If you are evaluating migration options beyond 100G, you may also compare QSFP28 and QSFP56 architectures.

 

Conclusion

Although QSFP+ and QSFP28 share the same physical form factor, they represent two distinct generations of Ethernet networking. QSFP+ remains a practical solution for maintaining existing 40G infrastructure, while QSFP28 delivers significantly higher bandwidth, better cost efficiency per gigabit, and a clear path toward modern 100G architectures.

For most new deployments, QSFP28 is the preferred choice due to its widespread ecosystem support and scalability. Organizations operating legacy 40G environments can adopt a phased migration strategy by leveraging the backward compatibility of QSFP28-capable switches, enabling a smooth transition from 40G to 100G without immediate infrastructure replacement.

 

 

Frequently Asked Questions

Q1. Can I use a QSFP28 module in a QSFP+ port?
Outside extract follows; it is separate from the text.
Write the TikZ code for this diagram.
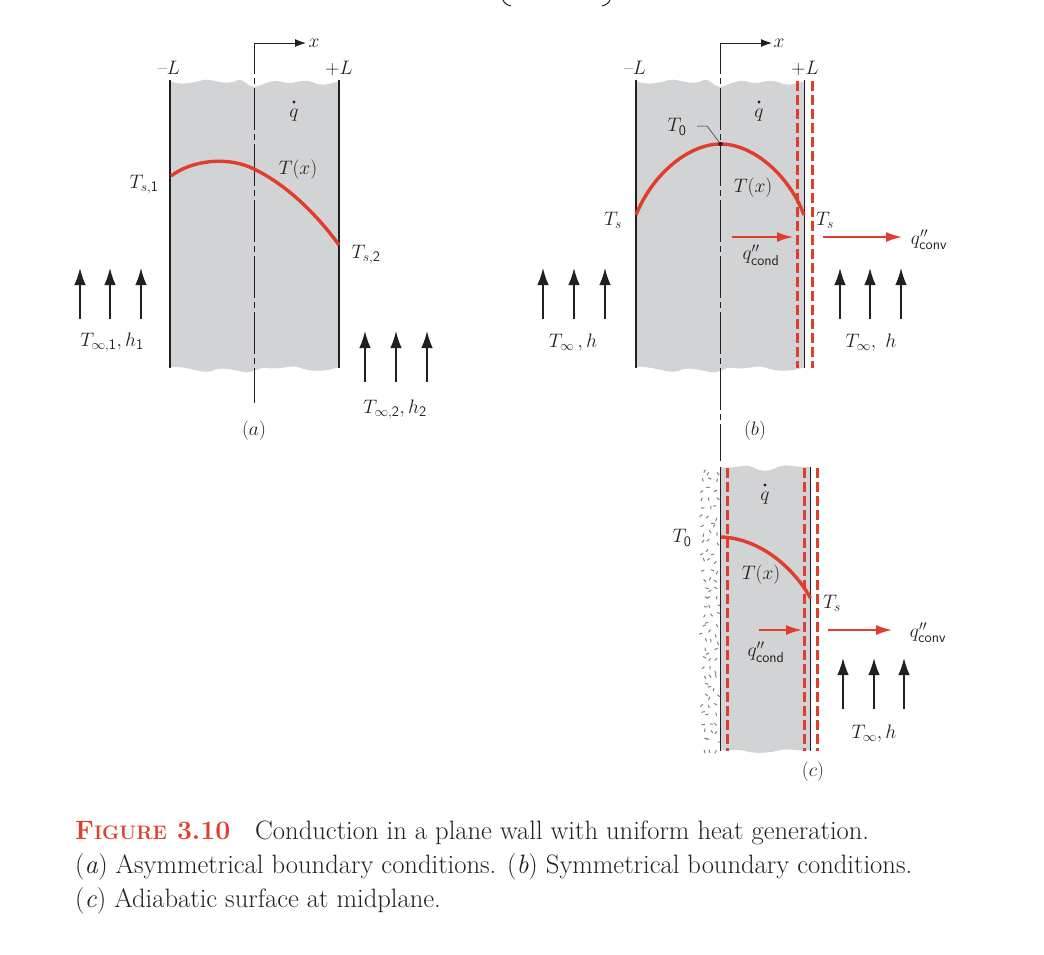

No. QSFP28 modules require a CAUI-4 electrical interface running 25 Gbps per lane. QSFP+ ports only support XLPPI at 10 Gbps per lane, so the module will not establish a link.

Q2. Can I use a QSFP+ module in a QSFP28 port?

Yes, in most cases. QSFP28 ports are backward compatible with QSFP+ modules and will negotiate down to 40 Gbps operation.

Q3. Are QSFP+ and QSFP28 the same size?

Yes. They share the same mechanical form factor, cage size, and thermal requirements. The difference is electrical, not physical.

Q4. Do QSFP+ breakout cables work with QSFP28?

No. QSFP+ breakout cables split 40G into four 10G SFP+ links. QSFP28 breakout cables split 100G into four 25G SFP28 links. The lane speeds and pin assignments differ.

Q5. Does QSFP28 require FEC?

Some 100G Ethernet deployments, particularly those using passive copper DAC cables or specific switch ASICs, may require FEC. Optical QSFP28 interfaces such as SR4, LR4, and CWDM4 typically operate without mandatory FEC requirements.

Q6. What comes after QSFP28?

QSFP56 doubles the lane speed to 50 Gbps for 200 Gbps total, while QSFP-DD uses eight electrical lanes and can support 200G, 400G, and 800G Ethernet depending on the lane speed generation. QSFP-DD retains backward compatibility with QSFP+ and QSFP28 modules.